**TASK TO COMPLETE:** Omit every picture, and retype the lines that run from the beginning of the data below through the line containing "0.10, 0.09, 0.07, 0.06, 0.05]", inclusive.

## START

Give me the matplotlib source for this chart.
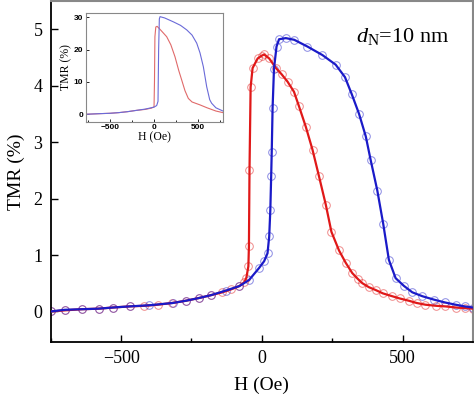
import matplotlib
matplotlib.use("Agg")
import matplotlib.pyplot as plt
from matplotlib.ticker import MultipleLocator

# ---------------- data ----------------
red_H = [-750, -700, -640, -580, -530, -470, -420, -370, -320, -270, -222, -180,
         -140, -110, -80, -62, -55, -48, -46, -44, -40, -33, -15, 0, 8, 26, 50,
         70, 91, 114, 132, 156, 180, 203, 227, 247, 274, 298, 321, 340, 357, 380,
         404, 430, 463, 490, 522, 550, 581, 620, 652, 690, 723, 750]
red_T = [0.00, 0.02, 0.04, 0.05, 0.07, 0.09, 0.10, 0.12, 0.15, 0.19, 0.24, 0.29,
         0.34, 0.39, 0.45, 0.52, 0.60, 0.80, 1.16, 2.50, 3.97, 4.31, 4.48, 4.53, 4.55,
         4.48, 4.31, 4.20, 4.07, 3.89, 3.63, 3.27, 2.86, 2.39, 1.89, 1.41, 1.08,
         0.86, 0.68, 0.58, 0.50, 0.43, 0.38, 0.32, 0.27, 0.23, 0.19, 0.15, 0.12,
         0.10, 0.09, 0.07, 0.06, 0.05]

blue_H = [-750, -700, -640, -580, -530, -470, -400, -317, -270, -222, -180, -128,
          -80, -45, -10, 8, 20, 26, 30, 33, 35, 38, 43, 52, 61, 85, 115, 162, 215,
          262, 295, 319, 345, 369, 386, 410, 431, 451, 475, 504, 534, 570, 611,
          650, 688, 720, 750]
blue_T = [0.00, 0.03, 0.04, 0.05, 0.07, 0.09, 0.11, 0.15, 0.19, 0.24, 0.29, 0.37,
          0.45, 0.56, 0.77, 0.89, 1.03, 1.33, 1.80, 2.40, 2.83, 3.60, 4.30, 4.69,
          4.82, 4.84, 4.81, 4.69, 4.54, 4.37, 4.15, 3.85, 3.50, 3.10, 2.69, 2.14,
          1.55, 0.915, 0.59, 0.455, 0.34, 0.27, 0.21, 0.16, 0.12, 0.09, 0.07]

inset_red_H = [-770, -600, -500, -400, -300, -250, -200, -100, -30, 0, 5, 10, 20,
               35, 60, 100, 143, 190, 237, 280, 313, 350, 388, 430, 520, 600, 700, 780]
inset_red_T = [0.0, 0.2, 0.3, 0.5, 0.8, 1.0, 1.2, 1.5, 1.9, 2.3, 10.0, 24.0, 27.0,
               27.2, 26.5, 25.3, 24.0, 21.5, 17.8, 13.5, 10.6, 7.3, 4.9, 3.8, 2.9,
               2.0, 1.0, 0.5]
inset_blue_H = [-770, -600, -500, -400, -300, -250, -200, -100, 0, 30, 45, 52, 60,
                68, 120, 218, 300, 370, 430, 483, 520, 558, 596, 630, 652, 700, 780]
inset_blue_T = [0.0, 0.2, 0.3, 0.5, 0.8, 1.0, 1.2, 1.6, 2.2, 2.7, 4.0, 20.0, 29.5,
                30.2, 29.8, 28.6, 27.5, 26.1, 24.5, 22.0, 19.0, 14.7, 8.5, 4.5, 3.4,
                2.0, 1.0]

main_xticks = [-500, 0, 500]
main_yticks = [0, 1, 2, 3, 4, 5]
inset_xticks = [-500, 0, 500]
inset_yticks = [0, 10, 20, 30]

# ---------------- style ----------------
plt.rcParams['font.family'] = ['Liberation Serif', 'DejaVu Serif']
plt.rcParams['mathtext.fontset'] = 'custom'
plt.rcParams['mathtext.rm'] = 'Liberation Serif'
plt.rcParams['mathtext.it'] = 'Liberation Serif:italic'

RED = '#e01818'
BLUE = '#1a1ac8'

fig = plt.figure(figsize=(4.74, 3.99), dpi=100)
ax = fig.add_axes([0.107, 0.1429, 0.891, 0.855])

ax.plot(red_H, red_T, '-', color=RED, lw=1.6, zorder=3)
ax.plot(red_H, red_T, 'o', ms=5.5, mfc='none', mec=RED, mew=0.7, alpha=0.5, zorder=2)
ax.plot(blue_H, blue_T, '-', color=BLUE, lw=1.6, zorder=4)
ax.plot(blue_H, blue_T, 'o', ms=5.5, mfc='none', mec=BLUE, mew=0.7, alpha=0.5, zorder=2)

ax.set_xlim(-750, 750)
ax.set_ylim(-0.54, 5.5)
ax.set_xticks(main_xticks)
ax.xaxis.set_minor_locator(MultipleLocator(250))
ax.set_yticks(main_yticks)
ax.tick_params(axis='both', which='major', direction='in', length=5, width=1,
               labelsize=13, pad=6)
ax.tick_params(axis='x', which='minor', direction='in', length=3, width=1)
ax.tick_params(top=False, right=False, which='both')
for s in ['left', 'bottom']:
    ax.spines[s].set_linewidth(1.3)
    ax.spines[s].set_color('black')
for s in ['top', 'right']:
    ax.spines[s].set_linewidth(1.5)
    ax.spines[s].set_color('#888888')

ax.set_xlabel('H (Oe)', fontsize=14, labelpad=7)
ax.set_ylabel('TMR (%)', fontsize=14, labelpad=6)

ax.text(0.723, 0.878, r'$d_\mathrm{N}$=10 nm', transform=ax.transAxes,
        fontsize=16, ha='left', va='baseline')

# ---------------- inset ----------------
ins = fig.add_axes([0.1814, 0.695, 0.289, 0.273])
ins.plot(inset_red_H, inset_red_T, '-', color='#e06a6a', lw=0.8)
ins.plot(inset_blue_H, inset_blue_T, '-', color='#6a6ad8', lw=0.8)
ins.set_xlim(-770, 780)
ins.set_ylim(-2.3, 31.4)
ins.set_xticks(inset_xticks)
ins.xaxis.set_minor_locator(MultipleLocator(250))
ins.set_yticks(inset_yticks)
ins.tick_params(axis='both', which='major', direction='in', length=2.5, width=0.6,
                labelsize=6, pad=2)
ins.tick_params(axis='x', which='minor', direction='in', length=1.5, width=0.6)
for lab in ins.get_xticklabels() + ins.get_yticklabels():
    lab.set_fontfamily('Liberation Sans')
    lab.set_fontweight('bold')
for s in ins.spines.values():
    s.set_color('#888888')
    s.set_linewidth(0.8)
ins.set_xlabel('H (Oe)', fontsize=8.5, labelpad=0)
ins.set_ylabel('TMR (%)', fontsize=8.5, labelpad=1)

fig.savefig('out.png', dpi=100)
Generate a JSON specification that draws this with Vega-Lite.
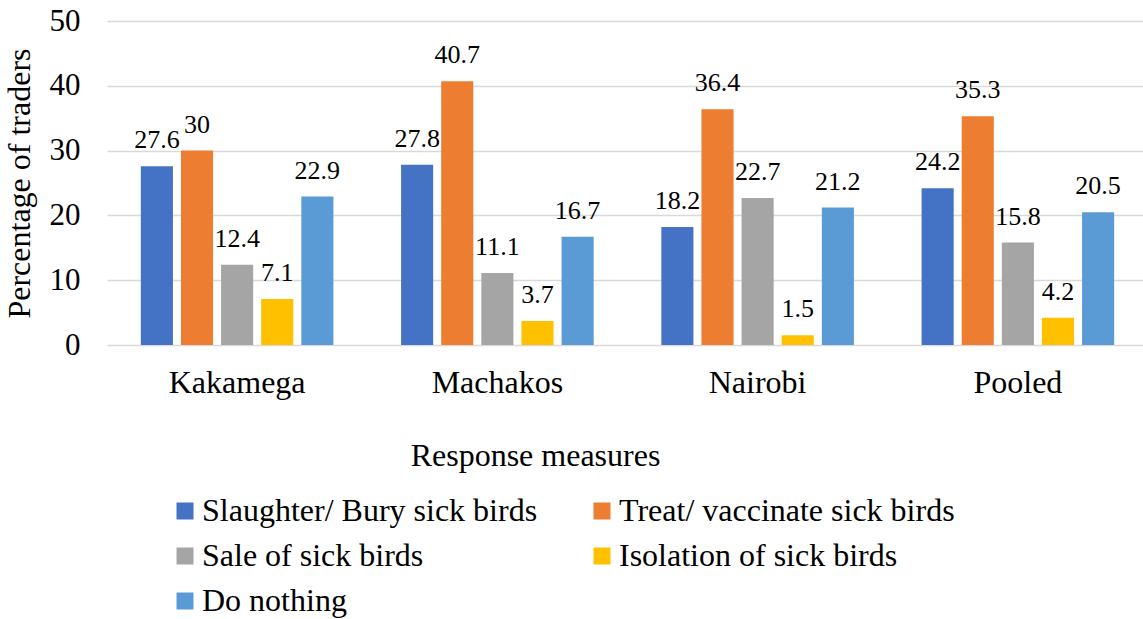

## END

**TASK ANSWER:**
Give me the matplotlib source for this chart.
import matplotlib
matplotlib.use("Agg")
import matplotlib.pyplot as plt
from matplotlib.ticker import MultipleLocator

# ---------------- data ----------------
red_H = [-750, -700, -640, -580, -530, -470, -420, -370, -320, -270, -222, -180,
         -140, -110, -80, -62, -55, -48, -46, -44, -40, -33, -15, 0, 8, 26, 50,
         70, 91, 114, 132, 156, 180, 203, 227, 247, 274, 298, 321, 340, 357, 380,
         404, 430, 463, 490, 522, 550, 581, 620, 652, 690, 723, 750]
red_T = [0.00, 0.02, 0.04, 0.05, 0.07, 0.09, 0.10, 0.12, 0.15, 0.19, 0.24, 0.29,
         0.34, 0.39, 0.45, 0.52, 0.60, 0.80, 1.16, 2.50, 3.97, 4.31, 4.48, 4.53, 4.55,
         4.48, 4.31, 4.20, 4.07, 3.89, 3.63, 3.27, 2.86, 2.39, 1.89, 1.41, 1.08,
         0.86, 0.68, 0.58, 0.50, 0.43, 0.38, 0.32, 0.27, 0.23, 0.19, 0.15, 0.12,
         0.10, 0.09, 0.07, 0.06, 0.05]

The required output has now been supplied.